** Start RECORDS **
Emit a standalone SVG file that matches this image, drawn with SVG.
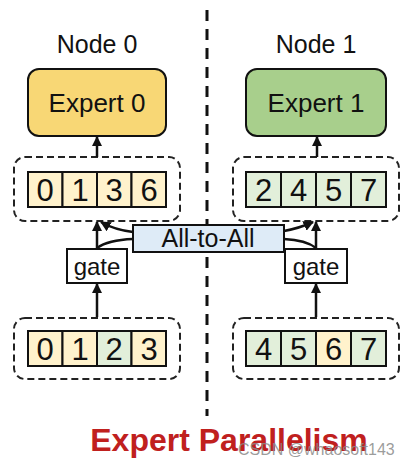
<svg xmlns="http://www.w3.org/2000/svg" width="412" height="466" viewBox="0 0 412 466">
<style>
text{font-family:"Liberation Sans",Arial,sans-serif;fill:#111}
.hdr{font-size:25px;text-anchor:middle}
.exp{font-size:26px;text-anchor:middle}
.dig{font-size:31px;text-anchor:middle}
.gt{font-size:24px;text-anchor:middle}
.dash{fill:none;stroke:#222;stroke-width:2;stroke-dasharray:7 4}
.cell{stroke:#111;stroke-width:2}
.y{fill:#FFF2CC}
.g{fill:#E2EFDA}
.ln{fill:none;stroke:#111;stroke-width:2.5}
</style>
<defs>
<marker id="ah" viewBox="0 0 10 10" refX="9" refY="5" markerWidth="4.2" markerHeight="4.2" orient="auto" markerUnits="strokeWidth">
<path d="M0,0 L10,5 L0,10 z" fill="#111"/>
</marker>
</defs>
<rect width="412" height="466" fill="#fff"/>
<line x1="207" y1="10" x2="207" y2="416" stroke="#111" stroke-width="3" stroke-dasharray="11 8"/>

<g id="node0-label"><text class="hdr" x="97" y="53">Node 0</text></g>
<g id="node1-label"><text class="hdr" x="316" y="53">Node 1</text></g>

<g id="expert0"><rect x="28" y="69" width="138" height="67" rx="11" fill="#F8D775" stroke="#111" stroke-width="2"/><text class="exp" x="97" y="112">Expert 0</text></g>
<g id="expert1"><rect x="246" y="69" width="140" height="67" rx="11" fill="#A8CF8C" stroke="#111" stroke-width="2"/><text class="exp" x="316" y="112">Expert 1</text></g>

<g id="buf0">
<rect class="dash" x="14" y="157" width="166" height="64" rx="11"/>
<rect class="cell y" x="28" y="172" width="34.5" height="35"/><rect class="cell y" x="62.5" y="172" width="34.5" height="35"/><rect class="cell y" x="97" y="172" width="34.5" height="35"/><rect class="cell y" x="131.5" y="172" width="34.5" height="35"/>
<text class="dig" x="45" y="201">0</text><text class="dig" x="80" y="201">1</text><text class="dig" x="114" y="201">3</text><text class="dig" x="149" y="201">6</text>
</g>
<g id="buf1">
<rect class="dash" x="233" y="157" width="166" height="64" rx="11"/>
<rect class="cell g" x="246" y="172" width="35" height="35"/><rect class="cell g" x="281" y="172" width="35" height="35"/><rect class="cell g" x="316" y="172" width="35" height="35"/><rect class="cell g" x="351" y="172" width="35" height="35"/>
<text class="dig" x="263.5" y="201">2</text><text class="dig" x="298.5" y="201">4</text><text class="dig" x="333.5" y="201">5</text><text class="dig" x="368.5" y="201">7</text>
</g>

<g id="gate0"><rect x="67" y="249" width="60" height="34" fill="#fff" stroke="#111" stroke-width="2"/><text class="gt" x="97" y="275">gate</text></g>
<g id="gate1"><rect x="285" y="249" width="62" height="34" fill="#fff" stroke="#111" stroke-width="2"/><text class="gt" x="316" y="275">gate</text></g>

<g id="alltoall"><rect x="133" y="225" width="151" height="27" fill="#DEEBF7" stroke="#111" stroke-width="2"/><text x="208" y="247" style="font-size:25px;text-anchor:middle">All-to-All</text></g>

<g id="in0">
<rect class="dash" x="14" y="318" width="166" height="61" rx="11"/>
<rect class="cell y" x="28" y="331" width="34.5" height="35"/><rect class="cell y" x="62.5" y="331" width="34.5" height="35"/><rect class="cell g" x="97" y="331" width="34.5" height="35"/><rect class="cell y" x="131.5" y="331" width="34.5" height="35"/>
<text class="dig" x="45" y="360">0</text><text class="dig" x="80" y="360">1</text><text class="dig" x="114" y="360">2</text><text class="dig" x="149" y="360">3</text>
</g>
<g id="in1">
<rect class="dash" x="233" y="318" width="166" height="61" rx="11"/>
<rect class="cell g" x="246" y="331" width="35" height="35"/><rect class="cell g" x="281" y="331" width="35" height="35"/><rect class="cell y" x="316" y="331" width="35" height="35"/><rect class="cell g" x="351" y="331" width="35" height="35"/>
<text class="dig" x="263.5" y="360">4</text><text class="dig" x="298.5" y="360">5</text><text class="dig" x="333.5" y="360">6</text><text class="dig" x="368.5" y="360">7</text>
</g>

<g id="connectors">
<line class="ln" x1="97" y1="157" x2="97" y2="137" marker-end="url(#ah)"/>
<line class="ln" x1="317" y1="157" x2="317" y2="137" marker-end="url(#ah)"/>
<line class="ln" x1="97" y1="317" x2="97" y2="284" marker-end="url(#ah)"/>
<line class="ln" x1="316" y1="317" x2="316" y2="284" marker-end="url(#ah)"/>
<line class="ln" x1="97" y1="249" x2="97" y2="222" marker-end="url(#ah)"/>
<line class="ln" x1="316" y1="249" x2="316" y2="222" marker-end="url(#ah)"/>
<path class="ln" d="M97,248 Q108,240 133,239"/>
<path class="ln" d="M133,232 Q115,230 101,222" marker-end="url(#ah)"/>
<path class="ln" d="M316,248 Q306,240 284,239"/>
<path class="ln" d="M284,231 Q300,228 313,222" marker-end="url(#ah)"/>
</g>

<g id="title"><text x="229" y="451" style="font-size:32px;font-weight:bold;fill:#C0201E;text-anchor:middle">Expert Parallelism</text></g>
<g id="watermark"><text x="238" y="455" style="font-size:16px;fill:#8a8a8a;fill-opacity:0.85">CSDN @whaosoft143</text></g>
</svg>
** End RECORDS **
** Start RECORDS **
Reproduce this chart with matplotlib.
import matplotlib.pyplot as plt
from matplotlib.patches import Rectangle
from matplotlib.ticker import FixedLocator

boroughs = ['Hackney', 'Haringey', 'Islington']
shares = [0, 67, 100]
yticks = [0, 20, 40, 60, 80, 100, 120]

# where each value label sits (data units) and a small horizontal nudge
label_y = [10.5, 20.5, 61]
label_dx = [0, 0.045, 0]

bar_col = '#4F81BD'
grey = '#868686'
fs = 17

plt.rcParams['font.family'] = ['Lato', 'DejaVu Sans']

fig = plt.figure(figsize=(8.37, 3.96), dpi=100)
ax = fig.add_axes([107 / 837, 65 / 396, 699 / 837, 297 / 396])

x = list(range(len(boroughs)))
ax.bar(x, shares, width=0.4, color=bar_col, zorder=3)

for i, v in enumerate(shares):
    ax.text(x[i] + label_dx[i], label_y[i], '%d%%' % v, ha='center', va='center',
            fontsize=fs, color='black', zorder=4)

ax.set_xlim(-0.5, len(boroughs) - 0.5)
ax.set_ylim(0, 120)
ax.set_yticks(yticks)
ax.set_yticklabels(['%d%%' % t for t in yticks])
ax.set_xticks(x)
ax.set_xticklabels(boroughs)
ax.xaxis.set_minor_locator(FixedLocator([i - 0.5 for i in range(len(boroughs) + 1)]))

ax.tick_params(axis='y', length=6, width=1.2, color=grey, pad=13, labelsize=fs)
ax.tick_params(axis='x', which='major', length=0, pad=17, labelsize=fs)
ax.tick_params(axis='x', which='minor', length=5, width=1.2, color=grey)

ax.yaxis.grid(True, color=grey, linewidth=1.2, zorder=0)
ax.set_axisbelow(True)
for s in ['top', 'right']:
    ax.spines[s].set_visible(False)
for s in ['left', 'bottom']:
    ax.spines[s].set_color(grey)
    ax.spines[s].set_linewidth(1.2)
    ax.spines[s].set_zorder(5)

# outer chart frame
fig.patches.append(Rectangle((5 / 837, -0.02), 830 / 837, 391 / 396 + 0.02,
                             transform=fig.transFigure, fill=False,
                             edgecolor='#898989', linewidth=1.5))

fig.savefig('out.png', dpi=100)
** End RECORDS **
** Start RECORDS **
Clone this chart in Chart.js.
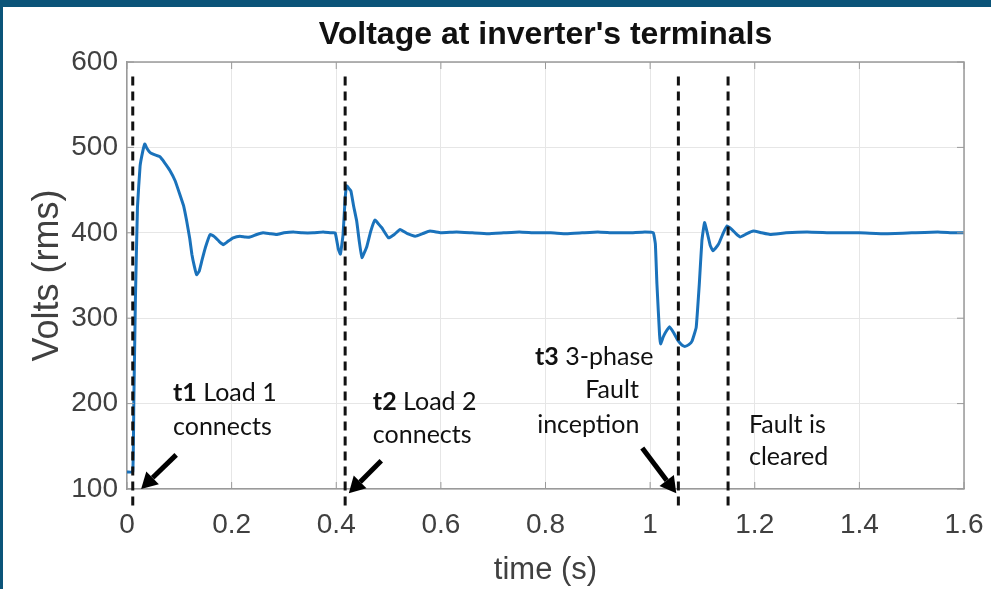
** End RECORDS **
From the records above, repeat exactly the lines from the one with "Reproduce this chart with matplotlib." through the one with "fig.savefig('out.png', dpi=100)", both included.

Reproduce this chart with matplotlib.
import matplotlib.pyplot as plt
from matplotlib.patches import Rectangle
from matplotlib.ticker import FixedLocator

boroughs = ['Hackney', 'Haringey', 'Islington']
shares = [0, 67, 100]
yticks = [0, 20, 40, 60, 80, 100, 120]

# where each value label sits (data units) and a small horizontal nudge
label_y = [10.5, 20.5, 61]
label_dx = [0, 0.045, 0]

bar_col = '#4F81BD'
grey = '#868686'
fs = 17

plt.rcParams['font.family'] = ['Lato', 'DejaVu Sans']

fig = plt.figure(figsize=(8.37, 3.96), dpi=100)
ax = fig.add_axes([107 / 837, 65 / 396, 699 / 837, 297 / 396])

x = list(range(len(boroughs)))
ax.bar(x, shares, width=0.4, color=bar_col, zorder=3)

for i, v in enumerate(shares):
    ax.text(x[i] + label_dx[i], label_y[i], '%d%%' % v, ha='center', va='center',
            fontsize=fs, color='black', zorder=4)

ax.set_xlim(-0.5, len(boroughs) - 0.5)
ax.set_ylim(0, 120)
ax.set_yticks(yticks)
ax.set_yticklabels(['%d%%' % t for t in yticks])
ax.set_xticks(x)
ax.set_xticklabels(boroughs)
ax.xaxis.set_minor_locator(FixedLocator([i - 0.5 for i in range(len(boroughs) + 1)]))

ax.tick_params(axis='y', length=6, width=1.2, color=grey, pad=13, labelsize=fs)
ax.tick_params(axis='x', which='major', length=0, pad=17, labelsize=fs)
ax.tick_params(axis='x', which='minor', length=5, width=1.2, color=grey)

ax.yaxis.grid(True, color=grey, linewidth=1.2, zorder=0)
ax.set_axisbelow(True)
for s in ['top', 'right']:
    ax.spines[s].set_visible(False)
for s in ['left', 'bottom']:
    ax.spines[s].set_color(grey)
    ax.spines[s].set_linewidth(1.2)
    ax.spines[s].set_zorder(5)

# outer chart frame
fig.patches.append(Rectangle((5 / 837, -0.02), 830 / 837, 391 / 396 + 0.02,
                             transform=fig.transFigure, fill=False,
                             edgecolor='#898989', linewidth=1.5))

fig.savefig('out.png', dpi=100)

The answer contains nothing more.